> _EXERCISE REQUIREMENTS_
Emit a verbatim copy of the lines below from the line with "Generate a Python" through the line with "import plotly.graph_objects as go", excluding pictures and everything outside that range.

#####

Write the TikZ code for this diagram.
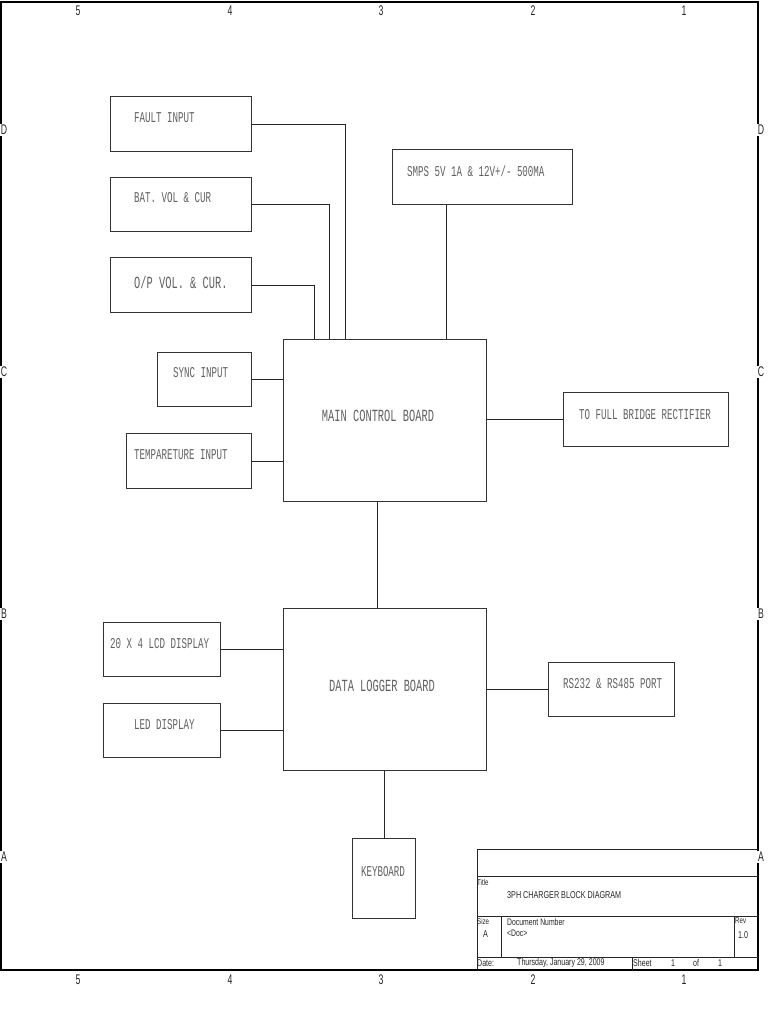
\documentclass[tikz,border=0pt]{standalone}
\usepackage{fontspec}
\setmainfont{Liberation Sans}
\newfontfamily\boxfont[FakeStretch=0.61]{Liberation Mono}
\newfontfamily\tbfont[FakeStretch=0.72]{Liberation Sans}
\newfontfamily\zonefont[FakeStretch=0.62]{Liberation Sans}
\tikzset{
  blk/.style={draw=black!80, line width=1.2pt, inner sep=0pt, anchor=north west},
  btxt/.style={font=\boxfont\fontsize{15}{15}\selectfont, text=black!62, anchor=west, inner sep=0pt},
  bigtxt/.style={font=\boxfont\fontsize{17}{17}\selectfont, text=black!62, anchor=center, inner sep=0pt},
  wire/.style={draw=black!85, line width=0.9pt},
  frame/.style={draw=black, line width=2pt},
  tbline/.style={draw=black!85, line width=0.9pt},
  zone/.style={font=\zonefont\fontsize{14}{14}\selectfont, inner sep=1pt, fill=white, text=black!85},
  tbs/.style={font=\tbfont\fontsize{8.5}{8.5}\selectfont, anchor=west, inner sep=0pt, text=black!85},
  tbn/.style={font=\tbfont\fontsize{9.5}{9.5}\selectfont, anchor=west, inner sep=0pt, text=black!85},
  tbd/.style={font=\tbfont\fontsize{9.8}{9.8}\selectfont, anchor=west, inner sep=0pt, text=black!85},
  tbm/.style={font=\tbfont\fontsize{10}{10}\selectfont, anchor=west, inner sep=0pt, text=black!85},
  tbl/.style={font=\tbfont\fontsize{10}{10}\selectfont, anchor=west, inner sep=0pt, text=black!85}
}
\begin{document}
\begin{tikzpicture}[x=1pt,y=-1pt]
\useasboundingbox[fill=white] (0,0) rectangle (768,1024);

% frame
\draw[frame] (0,2) -- (759,2);
\draw[frame] (0,970) -- (759,970);
\draw[frame] (1,2) -- (1,970);
\draw[frame] (758,2) -- (758,970);

% zone labels
\foreach \n/\x in {5/78,4/230,3/381,2/533,1/684}{
  \node[zone] (zt\n) at (\x,11) {\n};
  \node[zone] (zb\n) at (\x,980) {\n};
}
\foreach \l/\y in {D/130,C/372,B/614,A/857}{
  \node[zone] (zl\l) at (4,\y) {\l};
  \node[zone] (zr\l) at (761,\y) {\l};
}

% blocks
\node[blk, minimum width=141pt, minimum height=55pt] (fault) at (110,96) {};
\node[btxt] (faultt) at (134,118) {FAULT INPUT};
\node[blk, minimum width=141pt, minimum height=54pt] (bat) at (110,177) {};
\node[btxt] (batt) at (134,198) {BAT. VOL \& CUR};
\node[blk, minimum width=141pt, minimum height=55pt] (op) at (110,257) {};
\node[btxt, font=\boxfont\fontsize{17}{17}\selectfont] (opt) at (134,282) {O/P VOL. \& CUR.};
\node[blk, minimum width=94pt, minimum height=54pt] (sync) at (157,352) {};
\node[btxt] (synct) at (173,373) {SYNC INPUT};
\node[blk, minimum width=125pt, minimum height=55pt] (temp) at (126,433) {};
\node[btxt] (tempt) at (134,455) {TEMPARETURE INPUT};
\node[blk, minimum width=203pt, minimum height=162pt] (main) at (283,339) {};
\node[bigtxt] (maint) at (378,416) {MAIN CONTROL BOARD};
\node[blk, minimum width=180pt, minimum height=55pt] (smps) at (392,149) {};
\node[btxt] (smpst) at (407,171) {SMPS 5V 1A \& 12V+/- 500MA};
\node[blk, minimum width=165pt, minimum height=54pt] (rect) at (563,392) {};
\node[btxt] (rectt) at (579,415) {TO FULL BRIDGE RECTIFIER};
\node[blk, minimum width=117pt, minimum height=54pt] (lcd) at (103,622) {};
\node[btxt] (lcdt) at (110,644) {20 X 4 LCD DISPLAY};
\node[blk, minimum width=117pt, minimum height=54pt] (led) at (103,703) {};
\node[btxt] (ledt) at (134,725) {LED DISPLAY};
\node[blk, minimum width=203pt, minimum height=162pt] (dl) at (283,608) {};
\node[bigtxt] (dlt) at (382,686) {DATA LOGGER BOARD};
\node[blk, minimum width=126pt, minimum height=54pt] (rs) at (548,662) {};
\node[btxt] (rst) at (563,684) {RS232 \& RS485 PORT};
\node[blk, minimum width=63pt, minimum height=80pt] (kb) at (352,838) {};
\node[btxt, anchor=center] (kbt) at (383,872) {KEYBOARD};

% connector guide coordinates
\coordinate (cf) at (345,0);
\coordinate (cb) at (329,0);
\coordinate (co) at (314,0);
\coordinate (cs) at (446,0);
\coordinate (cm) at (377,0);

% connectors
\draw[wire] (fault.east) -| (cf |- main.north);
\draw[wire] (bat.east) -| (cb |- main.north);
\draw[wire] (op.east) -| (co |- main.north);
\draw[wire] (cs |- smps.south) -- (cs |- main.north);
\draw[wire] (sync.east) -- (sync.east -| main.west);
\draw[wire] (temp.east) -- (temp.east -| main.west);
\draw[wire] (main.east |- rect.west) -- (rect.west);
\draw[wire] (cm |- main.south) -- (cm |- dl.north);
\draw[wire] (lcd.east) -- (lcd.east -| dl.west);
\draw[wire] (led.east) -- (led.east -| dl.west);
\draw[wire] (dl.east |- rs.west) -- (rs.west);
\draw[wire] (kb.north) -- (kb.north |- dl.south);

% title block
\draw[tbline] (477,970) -- (477,849) -- (758,849);
\draw[tbline] (477,876) -- (758,876);
\draw[tbline] (477,916) -- (758,916);
\draw[tbline] (477,957) -- (758,957);
\draw[tbline] (501,916) -- (501,957);
\draw[tbline] (734,916) -- (734,957);
\draw[tbline] (632,957) -- (632,970);

\node[tbs] (ttitle) at (477,882) {Title};
\node[tbl] (tname) at (507,895) {3PH CHARGER BLOCK DIAGRAM};
\node[tbs] (tsize) at (477,921) {Size};
\node[tbm] (tsizev) at (483,934) {A};
\node[tbn] (tdoc) at (507,922) {Document Number};
\node[tbn] (tdocv) at (507,933) {<Doc>};
\node[tbs] (trev) at (735,921) {Rev};
\node[tbm] (trevv) at (738,935) {1.0};
\node[tbd] (tdate) at (477,963) {Date:};
\node[tbd] (tdatev) at (517,963) {Thursday, January 29, 2009};
\node[tbd] (tsheet) at (633,963) {Sheet};
\node[tbd] (tsh1) at (671,963) {1};
\node[tbd] (tof) at (693,963) {of};
\node[tbd] (tsh2) at (718,963) {1};
\end{tikzpicture}
\end{document}
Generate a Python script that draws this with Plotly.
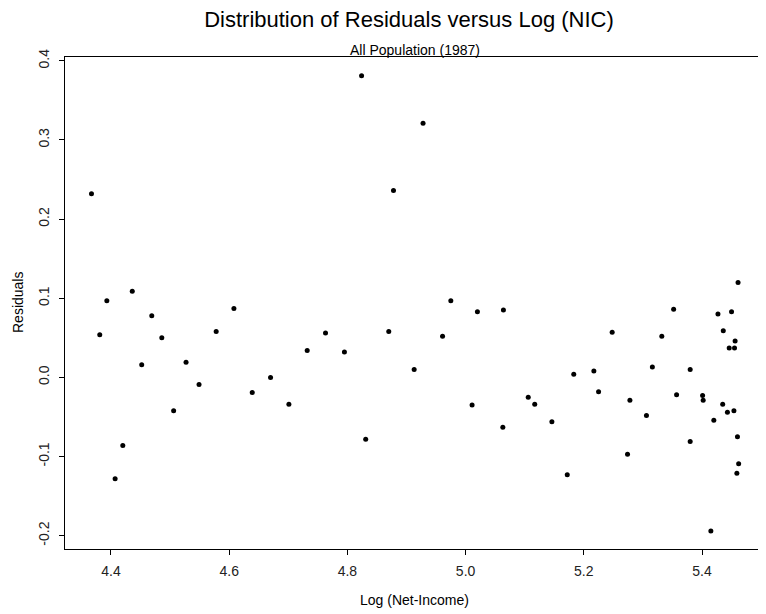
import plotly.graph_objects as go

# Log (Net-Income) and residuals
log_nic = [4.367, 4.393, 4.436, 4.469, 4.381, 4.486, 4.452, 4.527, 4.549, 4.506,
           4.420, 4.407, 4.824, 4.928, 4.878, 4.608, 4.975, 5.020, 4.578, 4.763,
           4.870, 4.961, 4.732, 4.795, 4.913, 4.670, 4.639, 4.701, 4.831, 5.011,
           5.461, 5.064, 5.352, 5.427, 5.450, 5.436, 5.248, 5.332, 5.456, 5.446,
           5.455, 5.316, 5.380, 5.183, 5.217, 5.225, 5.357, 5.106, 5.117, 5.278,
           5.401, 5.402, 5.435, 5.443, 5.454, 5.306, 5.146, 5.420, 5.063, 5.460,
           5.380, 5.274, 5.462, 5.459, 5.172, 5.415]
residuals = [0.232, 0.097, 0.109, 0.078, 0.054, 0.050, 0.016, 0.019, -0.009, -0.042,
             -0.086, -0.128, 0.381, 0.321, 0.236, 0.087, 0.097, 0.083, 0.058, 0.056,
             0.058, 0.052, 0.034, 0.032, 0.010, 0.000, -0.019, -0.034, -0.078, -0.035,
             0.120, 0.085, 0.086, 0.080, 0.083, 0.059, 0.057, 0.052, 0.046, 0.037,
             0.037, 0.013, 0.010, 0.004, 0.008, -0.018, -0.022, -0.025, -0.034, -0.029,
             -0.023, -0.029, -0.034, -0.044, -0.042, -0.048, -0.056, -0.054, -0.063, -0.075,
             -0.081, -0.097, -0.109, -0.121, -0.123, -0.194]

x_ticks = [4.4, 4.6, 4.8, 5.0, 5.2, 5.4]
x_labels = ["4.4", "4.6", "4.8", "5.0", "5.2", "5.4"]
y_ticks = [-0.2, -0.1, 0.0, 0.1, 0.2, 0.3, 0.4]
y_labels = ["-0.2", "-0.1", "0.0", "0.1", "0.2", "0.3", "0.4"]

font = "Liberation Sans, Arial, Helvetica, sans-serif"

fig = go.Figure(go.Scatter(x=log_nic, y=residuals, mode="markers",
                           marker=dict(size=5, color="black"), showlegend=False))

axis_style = dict(showgrid=False, zeroline=False, showline=True, linecolor="black",
                  linewidth=1, mirror=True, ticks="outside", ticklen=5,
                  tickcolor="black", tickfont=dict(size=14, color="#222"))

fig.update_xaxes(range=[4.3222, 5.5049], tickvals=x_ticks, ticktext=x_labels,
                 ticklabelstandoff=4, **axis_style)
fig.update_yaxes(range=[-0.2168, 0.4048], tickvals=y_ticks, ticktext=y_labels,
                 tickangle=-90, ticklabelstandoff=4, **axis_style)

# page body adds an 8px offset, so the figure is 8px smaller each way
fig.update_layout(
    width=758, height=606,
    margin=dict(l=57, r=2, t=49, b=65),
    plot_bgcolor="white", paper_bgcolor="white",
    font=dict(family=font, color="black"),
    title=dict(text="Distribution of Residuals versus Log (NIC)", x=0.529, xanchor="center",
               yref="container", y=1 - 11 / 606, yanchor="middle",
               font=dict(size=22, color="black")),
    annotations=[
        dict(text="All Population (1987)", xref="paper", yref="paper", x=0.5, y=1,
             xanchor="center", yanchor="bottom", yshift=-3, showarrow=False,
             font=dict(size=14, color="black")),
        dict(text="Log (Net-Income)", xref="paper", yref="paper", x=0.5, y=0,
             xanchor="center", yanchor="middle", yshift=-51, showarrow=False,
             font=dict(size=14, color="black")),
        dict(text="Residuals", xref="paper", yref="paper", x=0, y=0.5,
             xanchor="center", yanchor="middle", xshift=-47, textangle=-90,
             showarrow=False, font=dict(size=14, color="black")),
    ],
)

fig.write_html("out.html")
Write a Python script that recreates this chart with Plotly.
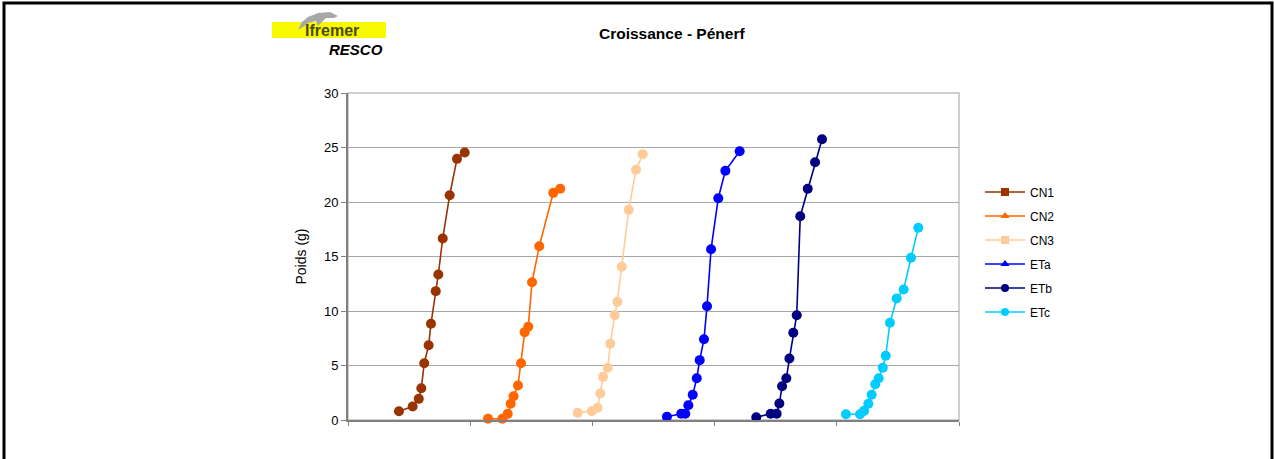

#####

> _THE RESPONSE_
Generate a Python script that draws this with Plotly.
import plotly.graph_objects as go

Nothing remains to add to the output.